5. Most importantly, love and enjoy your child. Your child didn't ask to have these delays placed on him and is young and vulnerable. Without the unconditional love and support of his family, he may never reach his full potential. Look for the positives. There are many things your child will be able to do, so celebrate those milestones and remember to praise, praise, praise him. If a child that faces tough developmental struggles has the warmth and security of a loving family behind him, the possibilities are endless. We know because we've helped three of our children to overcome very significant speech delays. We treated all of them as individuals and made sure to have very high expectations for each of them so that they could be sure and reach their full potential. As a family we triumphed over every little syllable and phrase that each of them spoke, and know now that we wouldn't have traded their early developmental years for anything.

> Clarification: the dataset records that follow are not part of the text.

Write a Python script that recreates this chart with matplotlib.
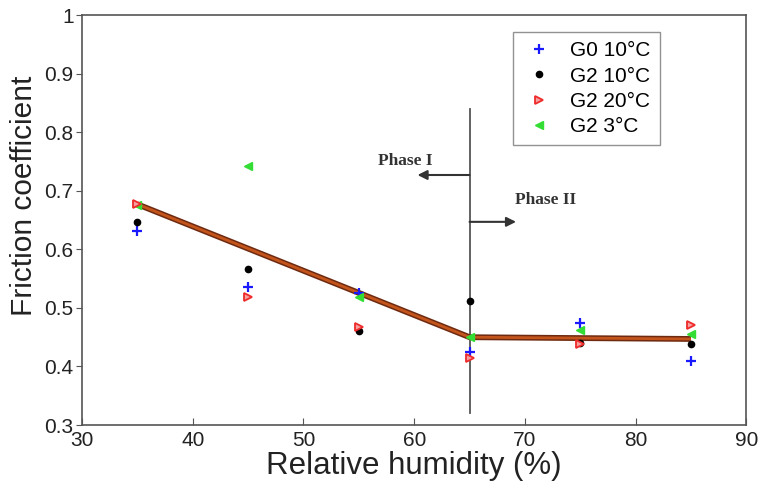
import matplotlib.pyplot as plt

# ----------------------------
# Data: friction coefficient vs relative humidity
# ----------------------------
humidity = [35, 45, 55, 65, 75, 85]

g0_10c = [0.632, 0.536, 0.526, 0.425, 0.474, 0.409]
g2_10c = [0.647, 0.566, 0.461, 0.512, 0.440, 0.439]
g2_20c = [0.678, 0.518, 0.467, 0.414, 0.439, 0.471]
g2_3c = [0.676, 0.742, 0.519, 0.450, 0.462, 0.455]

# piecewise trend (phase I slope, phase II plateau)
trend_x = [35, 65, 85]
trend_y = [0.677, 0.450, 0.447]

# phase boundary and arrows
boundary_x = 65
boundary_y = [0.32, 0.84]
phase1_arrow = (0.727, 60.3)
phase2_arrow = (0.647, 69.2)

# ----------------------------
# Plot
# ----------------------------
plt.rcParams["font.family"] = ["Liberation Sans", "DejaVu Sans"]

fig = plt.figure(figsize=(7.6, 4.88), dpi=100)
ax = fig.add_axes([0.108, 0.129, 0.874, 0.840])

ax.plot(trend_x, trend_y, color="#6e2a10", linewidth=4.2, solid_capstyle="butt", zorder=2)
ax.plot(trend_x, trend_y, color="#c2541c", linewidth=2.0, solid_capstyle="butt", zorder=2)

ax.plot([boundary_x, boundary_x], boundary_y, color="#555555", linewidth=1.3, zorder=1)

ax.plot(humidity, g0_10c, linestyle="none", marker="+", color="#1a1aff",
        markersize=7, markeredgewidth=1.6, label="G0 10°C", zorder=3)
ax.plot(humidity, g2_10c, linestyle="none", marker="o", color="black",
        markersize=4.5, label="G2 10°C", zorder=3)
ax.plot(humidity, g2_20c, linestyle="none", marker=">", color="#ee2a2a",
        markerfacecolor="#f7a0a0", markersize=6, markeredgewidth=1.3,
        label="G2 20°C", zorder=4)
ax.plot(humidity, g2_3c, linestyle="none", marker="<", color="#33dd33",
        markersize=6, label="G2 3°C", zorder=3)

# phase arrows
ax.annotate("", xy=(phase1_arrow[1], phase1_arrow[0]),
            xytext=(boundary_x, phase1_arrow[0]),
            arrowprops=dict(arrowstyle="-|>", color="#333333", lw=1.5,
                            mutation_scale=14, shrinkA=0, shrinkB=0))
ax.annotate("", xy=(phase2_arrow[1], phase2_arrow[0]),
            xytext=(boundary_x, phase2_arrow[0]),
            arrowprops=dict(arrowstyle="-|>", color="#333333", lw=1.5,
                            mutation_scale=14, shrinkA=0, shrinkB=0))
ax.text(56.7, 0.751, "Phase I", family="Liberation Serif", fontsize=12.5,
        fontweight="bold", color="#333333", va="center", ha="left")
ax.text(69.1, 0.685, "Phase II", family="Liberation Serif", fontsize=12.5,
        fontweight="bold", color="#333333", va="center", ha="left")

ax.set_xlim(30, 90)
ax.set_ylim(0.3, 1.0)
ax.set_xticks([30, 40, 50, 60, 70, 80, 90])
ax.set_yticks([0.3, 0.4, 0.5, 0.6, 0.7, 0.8, 0.9, 1.0])
ax.set_yticklabels(["0.3", "0.4", "0.5", "0.6", "0.7", "0.8", "0.9", "1"])

for spine in ax.spines.values():
    spine.set_color("#555555")
    spine.set_linewidth(1.2)
ax.tick_params(axis="x", direction="in", length=5, color="#555555",
               labelsize=15, labelcolor="#222222", pad=4)
ax.tick_params(axis="y", direction="out", length=4, color="#555555",
               labelsize=15, labelcolor="#222222", pad=2)

ax.set_xlabel("Relative humidity (%)", fontsize=22.5, color="#222222", labelpad=1)
ax.set_ylabel("Friction coefficient", fontsize=21.5, color="#222222")
ax.yaxis.set_label_coords(-0.067, 0.56)

leg = ax.legend(loc="upper left", bbox_to_anchor=(0.649, 0.959),
                borderaxespad=0, fontsize=15, frameon=True, fancybox=False,
                handletextpad=0.7, labelspacing=0.3, borderpad=0.45,
                handlelength=1.6)
leg.get_frame().set_edgecolor("#777777")
leg.get_frame().set_linewidth(1.0)

plt.savefig("out.png", dpi=100)
plt.close()
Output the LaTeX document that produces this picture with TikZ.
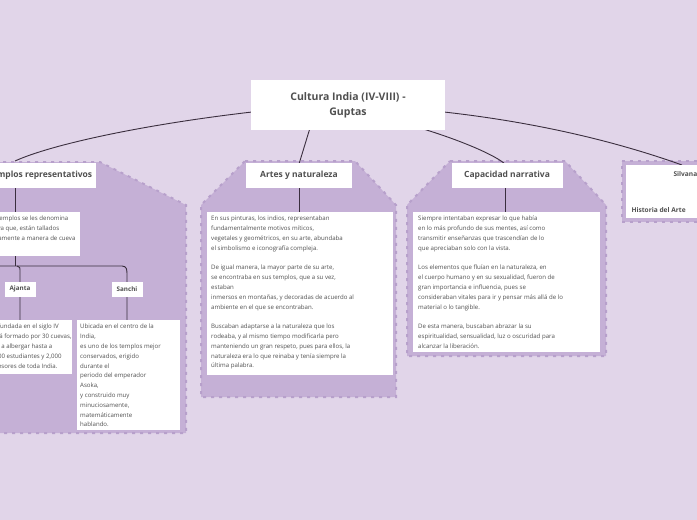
\documentclass[tikz,border=0pt]{standalone}
\usepackage{fontspec}
\setmainfont{Open Sans}
\begin{document}
\begin{tikzpicture}[x=1pt,y=-1pt,
  clus/.style={fill=clc,draw=cld,line width=2pt,dash pattern=on 3pt off 5pt},
  ttl/.style={font=\bfseries\fontsize{8.5}{10}\selectfont,text=tc},
  body/.style={font=\fontsize{6.1}{9.8}\selectfont,text=tc,align=left,anchor=north west,inner sep=0pt},
  conn/.style={draw=lc,line width=0.9pt}]
\definecolor{bgc}{HTML}{E1D5E9}
\definecolor{clc}{HTML}{C5B0D6}
\definecolor{cld}{HTML}{B7A0CB}
\definecolor{tc}{HTML}{505050}
\definecolor{lc}{HTML}{3A2E3E}
\useasboundingbox (0,0) rectangle (697,520);
\clip (0,0) rectangle (697,520);
\fill[bgc] (0,0) rectangle (697,520);
% clusters
\path[clus] (-5,162) -- (100,162) -- (186,205) -- (186,433) -- (-5,433) -- cycle;
\path[clus] (245,161) -- (355,161) -- (396,205) -- (396,397) -- (201,397) -- (201,205) -- cycle;
\path[clus] (450,161) -- (565,161) -- (606,205) -- (606,356) -- (407,356) -- (407,205) -- cycle;
\path[clus] (622,161) -- (705,161) -- (705,222) -- (622,222) -- cycle;
% connectors
\coordinate (m1) at (252,112);
\coordinate (m2) at (310,128);
\coordinate (m3) at (420,128);
\coordinate (m4) at (444,112);
\coordinate (t1) at (15,161);
\coordinate (t2) at (299,164);
\coordinate (t3) at (505,164);
\coordinate (t4) at (682,165);
\draw[conn] (m1) .. controls (140,125) and (50,145) .. (t1);
\draw[conn] (m2) -- (t2);
\draw[conn] (m3) .. controls (460,140) and (495,155) .. (t3);
\draw[conn] (m4) .. controls (560,125) and (640,150) .. (t4);
\coordinate (c1a) at (15,187);
\coordinate (c1b) at (15,213);
\draw[conn] (c1a) -- (c1b);
\draw[conn] (299,187) -- (299,212);
\draw[conn] (505,187) -- (505,212);
\coordinate (c1c) at (15,256);
\coordinate (c1d) at (15,266);
\draw[conn] (c1c) -- (c1d);
\draw[conn] (0,266) -- (122,266) .. controls (127,266) and (127,270) .. (127,275) -- (127,320);
\draw[conn] (17,266) .. controls (20,266) and (20,268) .. (20,272) -- (20,320);
% main
\node[fill=white,minimum width=194pt,minimum height=50pt,text=tc,font=\bfseries\fontsize{10.5}{15}\selectfont,align=center] (main) at (348,105) {Cultura India (IV-VIII) -\\Guptas};
% titles
\node[fill=white,minimum width=110pt,minimum height=25pt,ttl] (ta) at (40,175) {Templos representativos};
\node[fill=white,minimum width=106pt,minimum height=25pt,ttl] (tb) at (299,175) {Artes y naturaleza};
\node[fill=white,minimum width=111pt,minimum height=25pt,ttl] (tc) at (507,175) {Capacidad narrativa};
% left
\fill[white] (-5,212) rectangle (80,256);
\node[body] (da) at (-25,216) {A estos templos se les denomina\\cuevas, ya que, están tallados\\completamente a manera de cueva};
\node[fill=white,minimum width=31pt,minimum height=15pt,font=\bfseries\fontsize{6.3}{8}\selectfont,text=tc] (aj) at (20,289) {Ajanta};
\node[fill=white,minimum width=31pt,minimum height=15pt,font=\bfseries\fontsize{6.3}{8}\selectfont,text=tc] (sa) at (127,289) {Sanchi};
\fill[white] (-5,320) rectangle (72,374);
\node[body] (daj) at (-14,324) {Fue fundada en el siglo IV\\y está formado por 30 cuevas,\\llegó a albergar hasta a\\10,000 estudiantes y 2,000\\profesores de toda India.};
\fill[white] (77,320) rectangle (180,430);
\node[body] (dsa) at (80,324) {Ubicada en el centro de la\\India,\\es uno de los templos mejor\\conservados, erigido\\durante el\\periodo del emperador\\Asoka,\\y construido muy\\minuciosamente,\\matemáticamente\\hablando.};
% middle
\fill[white] (207,212) rectangle (393,375);
\node[body] (db) at (211,216) {En sus pinturas, los indios, representaban\\fundamentalmente motivos míticos,\\vegetales y geométricos, en su arte, abundaba\\el simbolismo e iconografía compleja.\\[9.8pt]De igual manera, la mayor parte de su arte,\\se encontraba en sus templos, que a su vez,\\estaban\\inmersos en montañas, y decoradas de acuerdo al\\ambiente en el que se encontraban.\\[9.8pt]Buscaban adaptarse a la naturaleza que los\\rodeaba, y al mismo tiempo modificarla pero\\manteniendo un gran respeto, pues para ellos, la\\naturaleza era lo que reinaba y tenía siempre la\\última palabra.};
% right
\fill[white] (413,212) rectangle (600,352);
\node[body] (dc) at (418,216) {Siempre intentaban expresar lo que había\\en lo más profundo de sus mentes, así como\\transmitir enseñanzas que trascendían de lo\\que apreciaban solo con la vista.\\[9.8pt]Los elementos que fluían en la naturaleza, en\\el cuerpo humano y en su sexualidad, fueron de\\gran importancia e influencia, pues se\\consideraban vitales para ir y pensar más allá de lo\\material o lo tangible.\\[9.8pt]De esta manera, buscaban abrazar la su\\espiritualidad, sensualidad, luz o oscuridad para\\alcanzar la liberación.};
% far right
\fill[white] (626,165) rectangle (705,218);
\node[ttl,font=\bfseries\fontsize{6.6}{8}\selectfont,anchor=west] (sv) at (670,174) {Silvana Pérez};
\node[ttl,font=\bfseries\fontsize{6.6}{8}\selectfont,anchor=west] (ha) at (628,210) {Historia del Arte};
\end{tikzpicture}
\end{document}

6. Last but not least, keep a journal of your child's progress. This is an invaluable tool that will benefit your entire family. Watch and be amazed as your child learns new skills and gains more independence and self-confidence. It's a wonderful place to track any problem areas that your child may temporarily face. It's also a wonderful asset for your child's therapists and teachers. YOu won't be sorry if you take the extra time to invest in this important aspect of your child's growth.

This is just the beginning of many new paths that you and your unique child will travel on together. With the right attitude, keeping yourself organized and by keeping your home environment loving and nurturing, be prepared for this unexpected journey to be one that you will appreciate and that will make you and your family stronger and healthier.